**STATED TASK:**
Below are entries; repeat exactly, and nothing else, the lines from the one holding "Clone this chart in D3.js." through the one holding "in front of τ", inclusive. Leave the pictures out.

**RECORDS FOR PROCESSING:**
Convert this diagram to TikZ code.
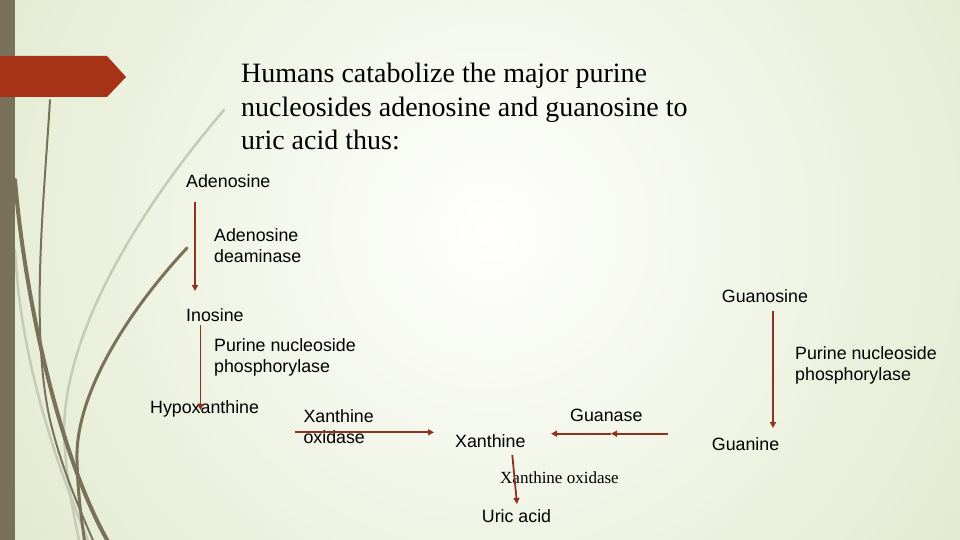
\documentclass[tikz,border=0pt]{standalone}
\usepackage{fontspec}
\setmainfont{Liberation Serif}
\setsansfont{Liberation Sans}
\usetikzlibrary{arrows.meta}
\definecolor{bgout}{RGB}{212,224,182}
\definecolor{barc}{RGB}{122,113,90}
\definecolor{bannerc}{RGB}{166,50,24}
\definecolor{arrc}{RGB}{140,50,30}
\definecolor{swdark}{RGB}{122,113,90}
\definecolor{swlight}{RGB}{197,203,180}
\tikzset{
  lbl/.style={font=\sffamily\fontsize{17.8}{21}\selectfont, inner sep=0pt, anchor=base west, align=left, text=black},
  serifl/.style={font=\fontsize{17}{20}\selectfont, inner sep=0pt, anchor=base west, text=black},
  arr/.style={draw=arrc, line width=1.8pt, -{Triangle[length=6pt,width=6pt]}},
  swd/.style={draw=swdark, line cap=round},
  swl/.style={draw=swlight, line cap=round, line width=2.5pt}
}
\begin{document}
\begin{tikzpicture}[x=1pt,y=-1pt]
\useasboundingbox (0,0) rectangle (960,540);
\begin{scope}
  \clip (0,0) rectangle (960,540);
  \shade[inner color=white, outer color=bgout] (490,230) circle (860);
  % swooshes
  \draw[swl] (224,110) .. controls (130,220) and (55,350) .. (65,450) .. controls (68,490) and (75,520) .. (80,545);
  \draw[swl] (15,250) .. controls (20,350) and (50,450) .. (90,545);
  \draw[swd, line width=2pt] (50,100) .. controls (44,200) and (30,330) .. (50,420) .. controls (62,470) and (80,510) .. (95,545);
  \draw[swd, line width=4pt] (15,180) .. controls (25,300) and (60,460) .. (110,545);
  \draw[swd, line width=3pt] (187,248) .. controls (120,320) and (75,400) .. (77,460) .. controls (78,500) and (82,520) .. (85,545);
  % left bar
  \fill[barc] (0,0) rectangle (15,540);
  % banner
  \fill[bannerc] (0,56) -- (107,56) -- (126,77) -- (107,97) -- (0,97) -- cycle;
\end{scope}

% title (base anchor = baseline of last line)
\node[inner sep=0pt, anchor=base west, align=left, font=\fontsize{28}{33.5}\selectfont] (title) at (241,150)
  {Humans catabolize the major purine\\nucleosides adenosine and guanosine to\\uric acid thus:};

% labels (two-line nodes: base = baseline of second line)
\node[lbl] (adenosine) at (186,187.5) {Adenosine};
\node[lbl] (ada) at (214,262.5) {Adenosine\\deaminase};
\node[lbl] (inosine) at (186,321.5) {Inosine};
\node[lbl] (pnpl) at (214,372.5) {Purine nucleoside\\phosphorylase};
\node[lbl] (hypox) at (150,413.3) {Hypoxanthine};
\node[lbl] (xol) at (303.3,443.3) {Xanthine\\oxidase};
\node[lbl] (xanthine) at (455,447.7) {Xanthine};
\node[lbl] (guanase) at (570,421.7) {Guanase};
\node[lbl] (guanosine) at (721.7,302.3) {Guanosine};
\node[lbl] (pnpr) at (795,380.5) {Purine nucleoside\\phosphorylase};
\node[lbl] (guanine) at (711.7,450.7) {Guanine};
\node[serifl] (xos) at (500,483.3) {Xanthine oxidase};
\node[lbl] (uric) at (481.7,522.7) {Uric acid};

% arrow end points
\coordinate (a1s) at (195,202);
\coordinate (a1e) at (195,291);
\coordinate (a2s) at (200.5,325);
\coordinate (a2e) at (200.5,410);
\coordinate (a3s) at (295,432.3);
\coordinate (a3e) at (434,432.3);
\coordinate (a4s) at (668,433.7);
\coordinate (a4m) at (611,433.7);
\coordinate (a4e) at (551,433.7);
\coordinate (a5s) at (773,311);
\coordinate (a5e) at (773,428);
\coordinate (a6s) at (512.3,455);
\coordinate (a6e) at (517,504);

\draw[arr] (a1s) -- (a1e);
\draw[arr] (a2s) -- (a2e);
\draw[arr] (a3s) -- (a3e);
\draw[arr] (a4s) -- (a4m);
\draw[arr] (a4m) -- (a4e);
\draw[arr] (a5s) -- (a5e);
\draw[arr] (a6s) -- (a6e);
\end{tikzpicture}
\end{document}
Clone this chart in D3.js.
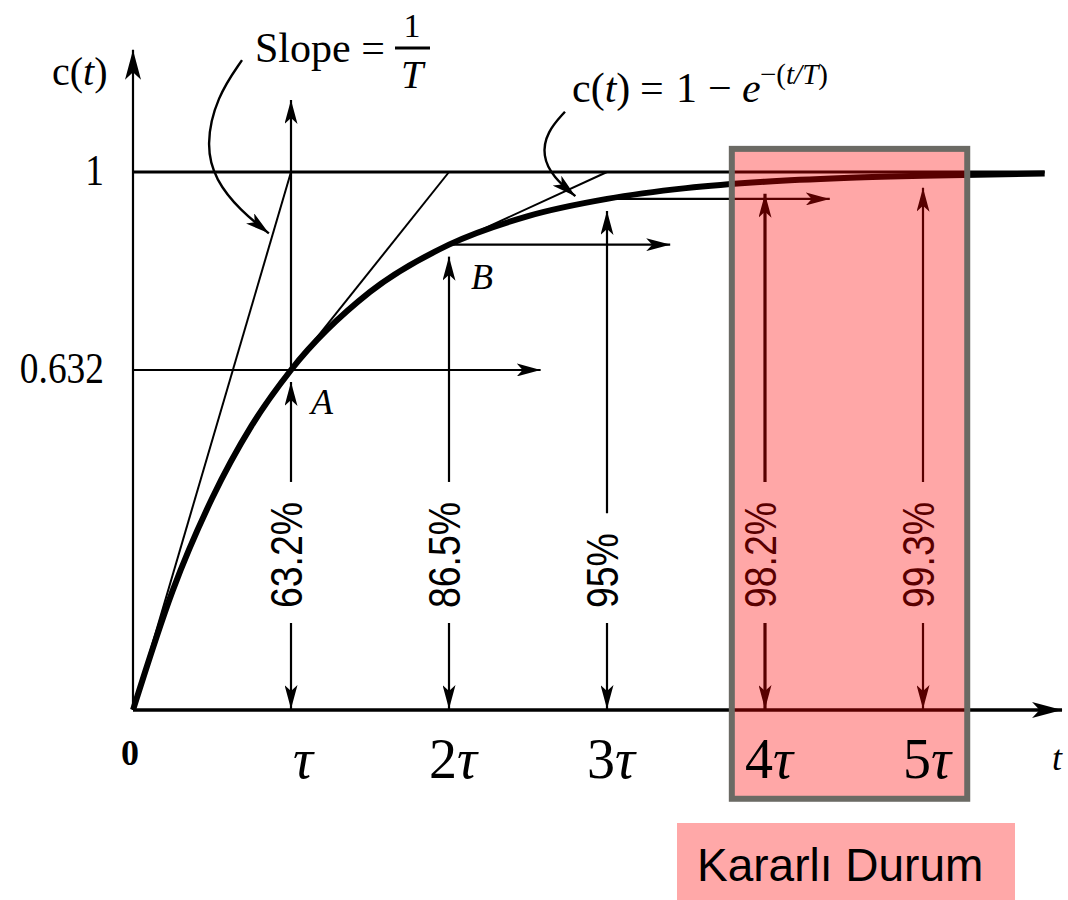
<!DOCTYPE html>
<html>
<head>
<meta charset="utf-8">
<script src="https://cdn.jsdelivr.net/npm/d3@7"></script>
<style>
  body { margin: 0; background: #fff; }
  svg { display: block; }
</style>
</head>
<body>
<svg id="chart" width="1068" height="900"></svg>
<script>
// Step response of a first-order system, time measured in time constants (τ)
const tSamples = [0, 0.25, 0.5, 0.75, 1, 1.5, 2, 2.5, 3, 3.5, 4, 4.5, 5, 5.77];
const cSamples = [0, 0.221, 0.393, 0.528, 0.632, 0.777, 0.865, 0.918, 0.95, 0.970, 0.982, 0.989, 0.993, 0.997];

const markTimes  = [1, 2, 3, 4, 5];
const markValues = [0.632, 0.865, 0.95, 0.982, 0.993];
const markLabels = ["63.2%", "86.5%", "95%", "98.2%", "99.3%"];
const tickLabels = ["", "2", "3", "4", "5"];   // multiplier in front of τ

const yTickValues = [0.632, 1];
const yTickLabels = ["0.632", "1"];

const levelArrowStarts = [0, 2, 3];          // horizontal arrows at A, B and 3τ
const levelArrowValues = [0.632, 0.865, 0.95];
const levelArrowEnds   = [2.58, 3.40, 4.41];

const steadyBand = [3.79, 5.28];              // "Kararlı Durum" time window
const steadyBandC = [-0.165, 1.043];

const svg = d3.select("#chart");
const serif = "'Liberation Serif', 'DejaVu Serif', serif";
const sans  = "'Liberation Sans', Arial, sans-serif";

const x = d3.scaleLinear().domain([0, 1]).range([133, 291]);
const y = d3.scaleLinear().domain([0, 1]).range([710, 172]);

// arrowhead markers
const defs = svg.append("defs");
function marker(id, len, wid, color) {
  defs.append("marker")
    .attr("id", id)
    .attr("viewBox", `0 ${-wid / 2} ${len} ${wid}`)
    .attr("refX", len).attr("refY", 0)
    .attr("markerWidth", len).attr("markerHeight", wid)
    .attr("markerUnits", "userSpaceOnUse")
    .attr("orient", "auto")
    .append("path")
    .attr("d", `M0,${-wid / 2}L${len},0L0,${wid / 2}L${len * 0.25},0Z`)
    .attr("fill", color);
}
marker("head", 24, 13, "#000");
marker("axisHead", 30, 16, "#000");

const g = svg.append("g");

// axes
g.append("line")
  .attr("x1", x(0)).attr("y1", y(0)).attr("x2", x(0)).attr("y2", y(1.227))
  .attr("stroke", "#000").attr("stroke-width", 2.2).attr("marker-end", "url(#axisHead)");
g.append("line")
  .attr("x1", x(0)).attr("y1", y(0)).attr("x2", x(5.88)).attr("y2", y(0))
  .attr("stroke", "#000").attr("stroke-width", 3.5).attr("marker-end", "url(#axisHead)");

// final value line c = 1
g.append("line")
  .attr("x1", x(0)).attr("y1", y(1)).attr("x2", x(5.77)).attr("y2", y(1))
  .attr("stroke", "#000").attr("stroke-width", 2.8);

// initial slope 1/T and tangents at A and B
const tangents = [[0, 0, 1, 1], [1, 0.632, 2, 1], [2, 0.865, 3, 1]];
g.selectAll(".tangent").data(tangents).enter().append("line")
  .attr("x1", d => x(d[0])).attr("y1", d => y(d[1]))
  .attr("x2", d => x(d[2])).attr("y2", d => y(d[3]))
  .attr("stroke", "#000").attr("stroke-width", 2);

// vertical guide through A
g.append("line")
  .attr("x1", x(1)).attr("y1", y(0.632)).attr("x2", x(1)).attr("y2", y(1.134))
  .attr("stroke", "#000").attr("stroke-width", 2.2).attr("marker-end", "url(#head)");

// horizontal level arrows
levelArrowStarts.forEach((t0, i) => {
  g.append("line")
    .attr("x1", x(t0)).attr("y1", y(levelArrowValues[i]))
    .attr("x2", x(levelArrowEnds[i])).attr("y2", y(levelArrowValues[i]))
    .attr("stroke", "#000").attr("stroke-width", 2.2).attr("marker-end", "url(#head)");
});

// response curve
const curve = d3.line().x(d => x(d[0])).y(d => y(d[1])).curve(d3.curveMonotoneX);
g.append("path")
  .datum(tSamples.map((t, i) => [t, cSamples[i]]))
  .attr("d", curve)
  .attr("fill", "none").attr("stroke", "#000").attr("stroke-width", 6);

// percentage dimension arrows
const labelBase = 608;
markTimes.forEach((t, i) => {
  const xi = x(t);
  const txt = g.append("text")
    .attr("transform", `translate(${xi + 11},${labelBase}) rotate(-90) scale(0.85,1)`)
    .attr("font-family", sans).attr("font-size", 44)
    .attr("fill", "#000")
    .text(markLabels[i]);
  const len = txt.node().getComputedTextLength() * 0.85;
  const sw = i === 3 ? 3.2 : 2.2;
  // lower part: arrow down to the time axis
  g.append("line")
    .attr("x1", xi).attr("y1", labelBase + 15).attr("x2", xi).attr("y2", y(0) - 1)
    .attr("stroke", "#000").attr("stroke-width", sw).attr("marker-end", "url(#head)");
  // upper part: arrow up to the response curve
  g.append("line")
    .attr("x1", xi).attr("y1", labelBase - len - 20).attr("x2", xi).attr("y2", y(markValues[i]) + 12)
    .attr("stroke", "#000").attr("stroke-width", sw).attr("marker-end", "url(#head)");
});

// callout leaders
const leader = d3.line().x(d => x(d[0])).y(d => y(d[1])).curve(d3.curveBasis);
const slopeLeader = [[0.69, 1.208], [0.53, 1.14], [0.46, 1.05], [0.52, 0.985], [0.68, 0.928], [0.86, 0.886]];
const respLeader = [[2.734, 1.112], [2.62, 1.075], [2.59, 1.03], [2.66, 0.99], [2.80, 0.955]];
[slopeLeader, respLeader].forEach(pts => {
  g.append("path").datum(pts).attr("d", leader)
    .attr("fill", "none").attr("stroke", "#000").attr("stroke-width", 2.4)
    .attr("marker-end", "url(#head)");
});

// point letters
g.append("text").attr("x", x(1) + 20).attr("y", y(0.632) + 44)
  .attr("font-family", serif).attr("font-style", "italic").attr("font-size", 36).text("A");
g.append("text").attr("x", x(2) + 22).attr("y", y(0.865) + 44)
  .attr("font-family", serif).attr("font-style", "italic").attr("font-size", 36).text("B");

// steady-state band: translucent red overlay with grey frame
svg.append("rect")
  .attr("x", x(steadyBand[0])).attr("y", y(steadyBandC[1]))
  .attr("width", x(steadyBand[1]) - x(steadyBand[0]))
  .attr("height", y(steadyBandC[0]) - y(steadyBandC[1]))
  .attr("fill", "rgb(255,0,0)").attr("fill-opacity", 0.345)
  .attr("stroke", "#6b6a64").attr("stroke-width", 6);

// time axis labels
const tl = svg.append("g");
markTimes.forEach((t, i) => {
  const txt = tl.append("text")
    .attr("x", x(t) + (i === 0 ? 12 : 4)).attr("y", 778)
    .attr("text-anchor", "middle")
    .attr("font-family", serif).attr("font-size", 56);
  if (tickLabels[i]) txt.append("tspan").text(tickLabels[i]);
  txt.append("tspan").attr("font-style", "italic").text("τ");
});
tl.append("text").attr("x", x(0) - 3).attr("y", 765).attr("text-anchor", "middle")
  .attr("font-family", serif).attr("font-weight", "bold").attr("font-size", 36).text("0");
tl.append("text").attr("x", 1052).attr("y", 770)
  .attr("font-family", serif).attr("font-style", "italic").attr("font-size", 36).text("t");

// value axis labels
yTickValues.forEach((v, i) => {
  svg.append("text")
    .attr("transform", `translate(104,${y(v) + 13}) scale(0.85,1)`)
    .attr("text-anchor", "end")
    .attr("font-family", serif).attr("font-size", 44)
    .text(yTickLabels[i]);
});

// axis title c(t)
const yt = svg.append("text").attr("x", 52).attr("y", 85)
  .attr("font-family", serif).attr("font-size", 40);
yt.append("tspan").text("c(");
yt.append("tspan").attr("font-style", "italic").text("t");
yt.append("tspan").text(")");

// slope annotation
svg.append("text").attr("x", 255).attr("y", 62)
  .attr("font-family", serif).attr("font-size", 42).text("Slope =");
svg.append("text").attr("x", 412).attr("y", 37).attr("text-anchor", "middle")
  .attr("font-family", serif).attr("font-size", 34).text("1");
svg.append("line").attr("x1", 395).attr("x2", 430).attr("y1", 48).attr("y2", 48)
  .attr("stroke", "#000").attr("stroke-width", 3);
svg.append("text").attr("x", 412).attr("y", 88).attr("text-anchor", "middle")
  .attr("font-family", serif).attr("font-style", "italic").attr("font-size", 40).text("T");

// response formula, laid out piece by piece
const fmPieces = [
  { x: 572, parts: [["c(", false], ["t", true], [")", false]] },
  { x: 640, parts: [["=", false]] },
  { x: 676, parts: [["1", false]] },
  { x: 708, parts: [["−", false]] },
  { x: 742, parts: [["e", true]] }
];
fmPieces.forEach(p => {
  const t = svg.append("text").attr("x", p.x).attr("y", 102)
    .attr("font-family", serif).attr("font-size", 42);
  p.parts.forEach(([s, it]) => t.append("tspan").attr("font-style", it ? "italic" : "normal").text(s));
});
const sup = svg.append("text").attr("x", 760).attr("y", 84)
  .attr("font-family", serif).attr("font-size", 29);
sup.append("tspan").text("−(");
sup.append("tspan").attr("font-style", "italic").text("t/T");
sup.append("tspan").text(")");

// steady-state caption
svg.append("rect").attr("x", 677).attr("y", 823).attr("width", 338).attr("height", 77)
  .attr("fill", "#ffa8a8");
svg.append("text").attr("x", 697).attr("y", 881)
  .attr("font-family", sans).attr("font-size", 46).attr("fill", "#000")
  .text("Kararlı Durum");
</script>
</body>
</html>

**FINAL RESULT:**
Clone this chart in D3.js.
<!DOCTYPE html>
<html>
<head>
<meta charset="utf-8">
<script src="https://cdn.jsdelivr.net/npm/d3@7"></script>
<style>
  body { margin: 0; background: #fff; }
  svg { display: block; }
</style>
</head>
<body>
<svg id="chart" width="1068" height="900"></svg>
<script>
// Step response of a first-order system, time measured in time constants (τ)
const tSamples = [0, 0.25, 0.5, 0.75, 1, 1.5, 2, 2.5, 3, 3.5, 4, 4.5, 5, 5.77];
const cSamples = [0, 0.221, 0.393, 0.528, 0.632, 0.777, 0.865, 0.918, 0.95, 0.970, 0.982, 0.989, 0.993, 0.997];

const markTimes  = [1, 2, 3, 4, 5];
const markValues = [0.632, 0.865, 0.95, 0.982, 0.993];
const markLabels = ["63.2%", "86.5%", "95%", "98.2%", "99.3%"];
const tickLabels = ["", "2", "3", "4", "5"];   // multiplier in front of τ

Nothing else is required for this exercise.